Datensatz

Zusammenfassung

In our study, we aim to examine the impact of realistic CCN (Cloud condensation nuclei) and INP (Ice nucleating particles) perturbation scenarios on the microphysical evolution of stratiform mixed-phase clouds using the spectral-bin microphysical model setup AMPS (Advanced Microphysics Prediction System) in conjunction with KID (Kinematic Driver) model. The coupled KID-AMPS model includes complex cloud microphysical processes and considers different ice shapes, densities, and habits. The radar forward operator PAMTRA (Passive and Active Microwave Tropospheric RAinfall Retrieval) is used to transfer the simulations into observations space. Our study is focused on standard mixed-phase clouds with a cloud-top temperature of -20°C and a typical vertical velocity distribution. The formation of the ice phase in the cloud layer was simulated for different CCN and INP loads, varying from 10cm^-3 to 500cm^-3 and 10^-3L^-1 to 10L ^-1, respectively.

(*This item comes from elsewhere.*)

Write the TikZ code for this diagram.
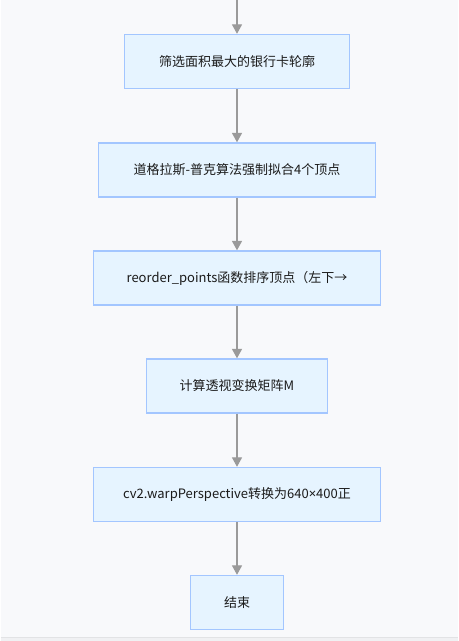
\documentclass[tikz,border=0pt]{standalone}
\usepackage{fontspec}
\setmainfont{Noto Sans CJK SC}
\newfontfamily\latfont{Noto Sans}
\usetikzlibrary{arrows.meta}
\definecolor{bg}{HTML}{F8F9FB}
\definecolor{boxfill}{HTML}{E6F4FF}
\definecolor{boxline}{HTML}{A3C6FF}
\definecolor{arrowgray}{HTML}{9A9A9A}
\definecolor{txtcol}{HTML}{1A1A1A}
\definecolor{stripline}{HTML}{E2E3E5}
\definecolor{stripfill}{HTML}{F0F1F3}
\begin{document}
\begin{tikzpicture}[x=0.75pt,y=-0.75pt,
  box/.style={draw=boxline, fill=boxfill, line width=1.1pt, minimum height=40.5pt, inner sep=0pt,
    text=txtcol, font=\fontsize{9.75pt}{12pt}\selectfont},
  arr/.style={draw=arrowgray, line width=0.8pt, -{Triangle[width=7.5pt,length=7pt]}}]
\fill[bg] (0,0) rectangle (457,641);
\fill[stripfill] (0,637) rectangle (457,641);
\draw[stripline, line width=0.75pt] (0,637) -- (457,637);
\useasboundingbox (0,0) rectangle (457,641);

\coordinate (top) at (236.5,0);
\node[box, minimum width=168.75pt] (b1) at (236.5,61.5) {筛选面积最大的银行卡轮廓};
\node[box, minimum width=207.75pt] (b2) at (236.5,170) {道格拉斯-普克算法强制拟合4个顶点};
\node[box, minimum width=215.25pt] (b3) at (236.5,278) {reorder\_points函数排序顶点（左下→};
\node[box, minimum width=135.75pt] (b4) at (236.5,386) {计算透视变换矩阵M};
\node[box, minimum width=215.25pt] (b5) at (236.5,494.5) {cv2.warpPerspective转换为640{\latfont ×}400正};
\node[box, minimum width=69.75pt] (b6) at (236.5,602.5) {结束};

\draw[arr] (top) -- (b1.north);
\draw[arr] (b1) -- (b2);
\draw[arr] (b2) -- (b3);
\draw[arr] (b3) -- (b4);
\draw[arr] (b4) -- (b5);
\draw[arr] (b5) -- (b6);
\end{tikzpicture}
\end{document}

The CCN and INP perturbations resulted in significant modifications of the simulated ice water content and associated ice microphysics. The forward simulation of the model results with PAMTRA revealed significant contrasts in the order of several dBZ for the different INP loads. In conclusion, our numerical study provides evidence that current state-of-the-art cloud radar systems can capture INP-related impacts on mixed-phase cloud properties when other cloud microphysical parameters, such as liquid water content, turbulence, and temperature are sufficiently constrained.